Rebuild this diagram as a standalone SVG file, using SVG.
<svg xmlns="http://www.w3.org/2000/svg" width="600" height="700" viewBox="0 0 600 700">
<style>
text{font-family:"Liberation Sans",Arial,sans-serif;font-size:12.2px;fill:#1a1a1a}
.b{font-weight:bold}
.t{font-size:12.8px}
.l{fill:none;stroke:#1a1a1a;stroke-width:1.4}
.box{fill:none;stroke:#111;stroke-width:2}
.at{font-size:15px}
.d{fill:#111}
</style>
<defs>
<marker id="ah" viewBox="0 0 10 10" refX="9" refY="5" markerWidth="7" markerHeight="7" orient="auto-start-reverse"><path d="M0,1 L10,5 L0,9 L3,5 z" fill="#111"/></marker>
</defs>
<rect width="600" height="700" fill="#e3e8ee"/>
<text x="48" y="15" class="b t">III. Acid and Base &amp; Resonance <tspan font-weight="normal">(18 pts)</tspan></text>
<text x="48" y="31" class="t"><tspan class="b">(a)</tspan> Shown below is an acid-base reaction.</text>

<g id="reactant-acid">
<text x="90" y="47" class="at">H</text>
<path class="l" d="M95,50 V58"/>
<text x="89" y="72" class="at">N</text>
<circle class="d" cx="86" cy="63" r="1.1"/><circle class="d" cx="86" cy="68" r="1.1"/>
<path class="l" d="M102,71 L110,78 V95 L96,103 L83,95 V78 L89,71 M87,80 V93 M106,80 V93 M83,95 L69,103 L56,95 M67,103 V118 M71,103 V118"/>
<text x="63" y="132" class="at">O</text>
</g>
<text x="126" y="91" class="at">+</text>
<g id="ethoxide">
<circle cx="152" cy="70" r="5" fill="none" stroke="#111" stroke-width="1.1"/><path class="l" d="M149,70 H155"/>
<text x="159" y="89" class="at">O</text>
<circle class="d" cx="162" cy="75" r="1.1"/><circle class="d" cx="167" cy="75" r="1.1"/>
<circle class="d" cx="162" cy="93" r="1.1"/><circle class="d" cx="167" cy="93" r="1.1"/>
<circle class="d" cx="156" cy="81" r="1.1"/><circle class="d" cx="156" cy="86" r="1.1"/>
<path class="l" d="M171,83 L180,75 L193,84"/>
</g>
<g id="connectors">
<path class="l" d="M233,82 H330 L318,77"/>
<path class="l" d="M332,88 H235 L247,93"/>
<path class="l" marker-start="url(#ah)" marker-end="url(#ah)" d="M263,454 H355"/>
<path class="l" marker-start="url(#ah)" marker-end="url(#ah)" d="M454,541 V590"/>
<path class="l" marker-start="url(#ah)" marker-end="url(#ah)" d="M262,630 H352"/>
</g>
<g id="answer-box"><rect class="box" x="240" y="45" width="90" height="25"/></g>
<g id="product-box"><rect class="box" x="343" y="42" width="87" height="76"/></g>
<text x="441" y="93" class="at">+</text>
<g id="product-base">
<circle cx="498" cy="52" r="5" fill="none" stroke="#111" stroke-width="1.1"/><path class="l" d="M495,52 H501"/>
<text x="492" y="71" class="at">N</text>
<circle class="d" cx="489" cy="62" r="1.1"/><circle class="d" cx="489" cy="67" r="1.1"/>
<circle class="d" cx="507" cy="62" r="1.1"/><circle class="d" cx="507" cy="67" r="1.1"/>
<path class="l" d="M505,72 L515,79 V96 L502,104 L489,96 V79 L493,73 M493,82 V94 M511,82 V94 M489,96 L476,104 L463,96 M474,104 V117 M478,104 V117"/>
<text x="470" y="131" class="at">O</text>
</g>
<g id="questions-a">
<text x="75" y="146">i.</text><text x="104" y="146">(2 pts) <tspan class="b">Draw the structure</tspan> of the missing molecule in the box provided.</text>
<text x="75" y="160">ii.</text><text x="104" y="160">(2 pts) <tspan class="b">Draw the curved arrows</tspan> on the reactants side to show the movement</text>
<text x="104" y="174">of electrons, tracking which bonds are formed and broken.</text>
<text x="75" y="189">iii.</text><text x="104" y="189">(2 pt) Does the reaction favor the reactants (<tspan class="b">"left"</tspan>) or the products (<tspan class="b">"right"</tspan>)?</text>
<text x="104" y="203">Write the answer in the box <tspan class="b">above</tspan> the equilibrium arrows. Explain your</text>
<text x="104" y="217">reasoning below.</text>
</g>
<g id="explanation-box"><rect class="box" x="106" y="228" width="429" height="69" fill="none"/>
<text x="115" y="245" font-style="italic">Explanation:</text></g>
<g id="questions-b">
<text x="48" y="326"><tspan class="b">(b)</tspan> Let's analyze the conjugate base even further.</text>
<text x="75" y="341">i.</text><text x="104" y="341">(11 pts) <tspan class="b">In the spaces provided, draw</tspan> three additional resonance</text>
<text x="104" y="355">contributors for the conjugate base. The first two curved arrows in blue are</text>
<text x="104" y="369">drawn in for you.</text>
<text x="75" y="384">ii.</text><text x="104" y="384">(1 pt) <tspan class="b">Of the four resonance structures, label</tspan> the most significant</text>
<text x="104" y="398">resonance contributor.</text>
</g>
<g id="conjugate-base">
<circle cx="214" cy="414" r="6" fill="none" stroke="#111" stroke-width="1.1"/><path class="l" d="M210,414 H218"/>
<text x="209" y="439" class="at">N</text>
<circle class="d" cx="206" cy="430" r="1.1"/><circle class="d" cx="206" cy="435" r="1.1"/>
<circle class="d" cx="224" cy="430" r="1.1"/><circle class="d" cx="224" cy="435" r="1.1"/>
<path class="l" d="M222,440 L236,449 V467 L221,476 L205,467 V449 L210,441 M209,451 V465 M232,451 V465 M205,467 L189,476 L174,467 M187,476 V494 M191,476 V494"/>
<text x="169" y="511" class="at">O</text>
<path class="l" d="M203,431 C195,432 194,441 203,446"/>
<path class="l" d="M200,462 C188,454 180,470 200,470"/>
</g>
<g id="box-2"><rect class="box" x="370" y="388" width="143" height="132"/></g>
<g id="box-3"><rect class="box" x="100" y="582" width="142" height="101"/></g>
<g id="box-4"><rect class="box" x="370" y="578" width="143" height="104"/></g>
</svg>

**The request:** Set every line of the listing down word for word.

**Answer to this task:**
Rebuild this diagram as a standalone SVG file, using SVG.
<svg xmlns="http://www.w3.org/2000/svg" width="600" height="700" viewBox="0 0 600 700">
<style>
text{font-family:"Liberation Sans",Arial,sans-serif;font-size:12.2px;fill:#1a1a1a}
.b{font-weight:bold}
.t{font-size:12.8px}
.l{fill:none;stroke:#1a1a1a;stroke-width:1.4}
.box{fill:none;stroke:#111;stroke-width:2}
.at{font-size:15px}
.d{fill:#111}
</style>
<defs>
<marker id="ah" viewBox="0 0 10 10" refX="9" refY="5" markerWidth="7" markerHeight="7" orient="auto-start-reverse"><path d="M0,1 L10,5 L0,9 L3,5 z" fill="#111"/></marker>
</defs>
<rect width="600" height="700" fill="#e3e8ee"/>
<text x="48" y="15" class="b t">III. Acid and Base &amp; Resonance <tspan font-weight="normal">(18 pts)</tspan></text>
<text x="48" y="31" class="t"><tspan class="b">(a)</tspan> Shown below is an acid-base reaction.</text>

<g id="reactant-acid">
<text x="90" y="47" class="at">H</text>
<path class="l" d="M95,50 V58"/>
<text x="89" y="72" class="at">N</text>
<circle class="d" cx="86" cy="63" r="1.1"/><circle class="d" cx="86" cy="68" r="1.1"/>
<path class="l" d="M102,71 L110,78 V95 L96,103 L83,95 V78 L89,71 M87,80 V93 M106,80 V93 M83,95 L69,103 L56,95 M67,103 V118 M71,103 V118"/>
<text x="63" y="132" class="at">O</text>
</g>
<text x="126" y="91" class="at">+</text>
<g id="ethoxide">
<circle cx="152" cy="70" r="5" fill="none" stroke="#111" stroke-width="1.1"/><path class="l" d="M149,70 H155"/>
<text x="159" y="89" class="at">O</text>
<circle class="d" cx="162" cy="75" r="1.1"/><circle class="d" cx="167" cy="75" r="1.1"/>
<circle class="d" cx="162" cy="93" r="1.1"/><circle class="d" cx="167" cy="93" r="1.1"/>
<circle class="d" cx="156" cy="81" r="1.1"/><circle class="d" cx="156" cy="86" r="1.1"/>
<path class="l" d="M171,83 L180,75 L193,84"/>
</g>
<g id="connectors">
<path class="l" d="M233,82 H330 L318,77"/>
<path class="l" d="M332,88 H235 L247,93"/>
<path class="l" marker-start="url(#ah)" marker-end="url(#ah)" d="M263,454 H355"/>
<path class="l" marker-start="url(#ah)" marker-end="url(#ah)" d="M454,541 V590"/>
<path class="l" marker-start="url(#ah)" marker-end="url(#ah)" d="M262,630 H352"/>
</g>
<g id="answer-box"><rect class="box" x="240" y="45" width="90" height="25"/></g>
<g id="product-box"><rect class="box" x="343" y="42" width="87" height="76"/></g>
<text x="441" y="93" class="at">+</text>
<g id="product-base">
<circle cx="498" cy="52" r="5" fill="none" stroke="#111" stroke-width="1.1"/><path class="l" d="M495,52 H501"/>
<text x="492" y="71" class="at">N</text>
<circle class="d" cx="489" cy="62" r="1.1"/><circle class="d" cx="489" cy="67" r="1.1"/>
<circle class="d" cx="507" cy="62" r="1.1"/><circle class="d" cx="507" cy="67" r="1.1"/>
<path class="l" d="M505,72 L515,79 V96 L502,104 L489,96 V79 L493,73 M493,82 V94 M511,82 V94 M489,96 L476,104 L463,96 M474,104 V117 M478,104 V117"/>
<text x="470" y="131" class="at">O</text>
</g>
<g id="questions-a">
<text x="75" y="146">i.</text><text x="104" y="146">(2 pts) <tspan class="b">Draw the structure</tspan> of the missing molecule in the box provided.</text>
<text x="75" y="160">ii.</text><text x="104" y="160">(2 pts) <tspan class="b">Draw the curved arrows</tspan> on the reactants side to show the movement</text>
<text x="104" y="174">of electrons, tracking which bonds are formed and broken.</text>
<text x="75" y="189">iii.</text><text x="104" y="189">(2 pt) Does the reaction favor the reactants (<tspan class="b">"left"</tspan>) or the products (<tspan class="b">"right"</tspan>)?</text>
<text x="104" y="203">Write the answer in the box <tspan class="b">above</tspan> the equilibrium arrows. Explain your</text>
<text x="104" y="217">reasoning below.</text>
</g>
<g id="explanation-box"><rect class="box" x="106" y="228" width="429" height="69" fill="none"/>
<text x="115" y="245" font-style="italic">Explanation:</text></g>
<g id="questions-b">
<text x="48" y="326"><tspan class="b">(b)</tspan> Let's analyze the conjugate base even further.</text>
<text x="75" y="341">i.</text><text x="104" y="341">(11 pts) <tspan class="b">In the spaces provided, draw</tspan> three additional resonance</text>
<text x="104" y="355">contributors for the conjugate base. The first two curved arrows in blue are</text>
<text x="104" y="369">drawn in for you.</text>
<text x="75" y="384">ii.</text><text x="104" y="384">(1 pt) <tspan class="b">Of the four resonance structures, label</tspan> the most significant</text>
<text x="104" y="398">resonance contributor.</text>
</g>
<g id="conjugate-base">
<circle cx="214" cy="414" r="6" fill="none" stroke="#111" stroke-width="1.1"/><path class="l" d="M210,414 H218"/>
<text x="209" y="439" class="at">N</text>
<circle class="d" cx="206" cy="430" r="1.1"/><circle class="d" cx="206" cy="435" r="1.1"/>
<circle class="d" cx="224" cy="430" r="1.1"/><circle class="d" cx="224" cy="435" r="1.1"/>
<path class="l" d="M222,440 L236,449 V467 L221,476 L205,467 V449 L210,441 M209,451 V465 M232,451 V465 M205,467 L189,476 L174,467 M187,476 V494 M191,476 V494"/>
<text x="169" y="511" class="at">O</text>
<path class="l" d="M203,431 C195,432 194,441 203,446"/>
<path class="l" d="M200,462 C188,454 180,470 200,470"/>
</g>
<g id="box-2"><rect class="box" x="370" y="388" width="143" height="132"/></g>
<g id="box-3"><rect class="box" x="100" y="582" width="142" height="101"/></g>
<g id="box-4"><rect class="box" x="370" y="578" width="143" height="104"/></g>
</svg>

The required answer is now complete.